Julianne Moore is a fine dramatic actress with an exemplary track record with more serious venues like “Far From Heaven,” “The Hours” and “Boogie Nights.” But, she has never shown the same gift for comedy. I guess that old adage, “drama is easy, comedy is hard,” holds true for Moore, who lacked any sense of comic timing in the mediocre “Evolution” (2001) and equally bland “Nine Months” (1995). In “Laws of Attraction,” director Peter Howitt, has the Oscar nominated actress playing the uptight control freak who falls for handsome, rumpled Daniel – of course. Audrey has her problems, though, as an unmarried sugar junkie with lots of insecurities.
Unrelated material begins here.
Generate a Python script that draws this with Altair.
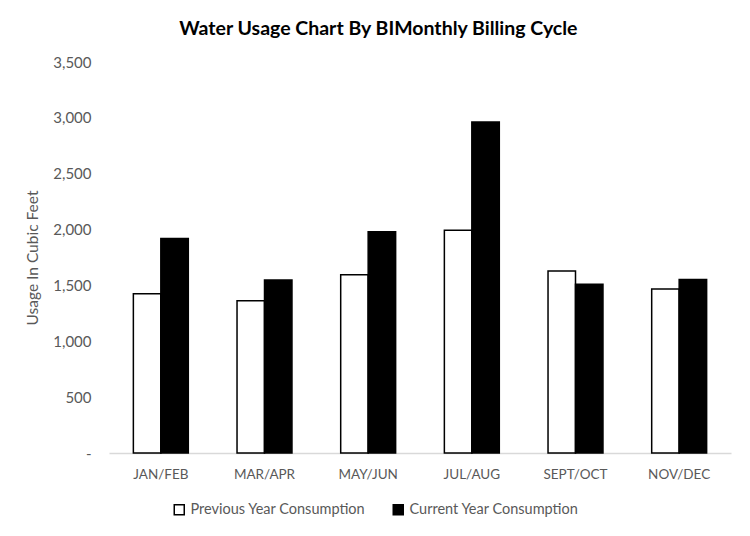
import altair as alt
import pandas as pd

# bimonthly billing cycles and usage in cubic feet
categories = ["JAN/FEB", "MAR/APR", "MAY/JUN", "JUL/AUG", "SEPT/OCT", "NOV/DEC"]
series = ["Previous Year Consumption", "Current Year Consumption"]
previous = [1426, 1363, 1596, 1993, 1629, 1468]
current = [1921, 1548, 1981, 2962, 1510, 1554]
y_ticks = [0, 500, 1000, 1500, 2000, 2500, 3000, 3500]

df = pd.DataFrame(
    {
        "cycle": categories * 2,
        "series": [series[0]] * len(categories) + [series[1]] * len(categories),
        "usage": previous + current,
    }
)

font = "Lato"
gray = "#595959"

chart = (
    alt.Chart(
        df,
        title=alt.Title(
            "Water Usage Chart By BIMonthly Billing Cycle",
            frame="bounds",
            anchor="middle",
            font=font,
            fontSize=19.5,
            fontWeight="bold",
            color="black",
            offset=16,
        ),
    )
    .mark_bar(stroke="black", strokeWidth=1.5)
    .encode(
        x=alt.X(
            "cycle:N",
            sort=categories,
            title=None,
            scale=alt.Scale(paddingInner=0.47, paddingOuter=0.235),
            axis=alt.Axis(
                labelAngle=0,
                ticks=False,
                domainColor="#d9d9d9",
                domainWidth=1.5,
                labelColor=gray,
                labelFont=font,
                labelFontSize=13.5,
                labelPadding=14,
            ),
        ),
        xOffset=alt.XOffset("series:N", sort=series),
        y=alt.Y(
            "usage:Q",
            scale=alt.Scale(domain=[0, 3500]),
            axis=alt.Axis(
                values=y_ticks,
                grid=False,
                domain=False,
                ticks=False,
                labelExpr="datum.value == 0 ? '-' : format(datum.value, ',')",
                labelColor=gray,
                labelFont=font,
                labelFontSize=15,
                labelPadding=18,
                title="Usage In Cubic Feet",
                titleColor=gray,
                titleFont=font,
                titleFontSize=15.5,
                titleFontWeight="normal",
                titlePadding=12,
            ),
        ),
        color=alt.Color(
            "series:N",
            sort=series,
            scale=alt.Scale(domain=series, range=["white", "black"]),
            legend=alt.Legend(
                orient="none",
                legendX=63,
                legendY=440,
                direction="horizontal",
                title=None,
                symbolType="square",
                symbolSize=100,
                symbolStrokeColor="black",
                symbolStrokeWidth=1.5,
                labelColor=gray,
                labelFont=font,
                labelFontSize=14.5,
                labelLimit=0,
                columnPadding=24,
            ),
        ),
    )
    .properties(width=622, height=391, padding={"top": 10, "left": 17, "right": 5, "bottom": 5})
    .configure_view(stroke=None)
)

chart.save("out.html", embed_options={"renderer": "svg", "actions": False})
The opposites attract theme is better handled by Brosnan.

Brosnan easily sheds the suave James Bond persona he has cultivated as the world’s most famous spy. In its place, he looks like an unmade bed and shirks sleekness for comfort in court and elsewhere. His comfortable, rumpled character is readily taken by Audrey but the story has her protesting her attraction until the finale. As such, Brosnan is the anchor for “Laws of Attraction” while Moore must go through an unconvincing metamorphosis.

The small supporting cast is bested by Frances Fisher who steals the show from Moore every time she appears on the screen. Parker Posey and Michael Sheen, as Serena and Thorn, add little to the mix except as the objects of the lawyers’ legal battle. Nora Dunn does a solid job as Judge Abramovitz, the no nonsense adjudicator who presides over the high profile divorce case.

Helmer Peter Howitt, with the very slight script-by-committee, has a tough job in breathing life into a story that, without Brosnan and Fisher, would be stillborn. He benefits from these experienced thesps and avoids disaster. “Laws of Attraction” is not a bad movie but, with a more developed story (and someone with comic sense to play the femme lead), it could have been a whole lot better. I give it a C.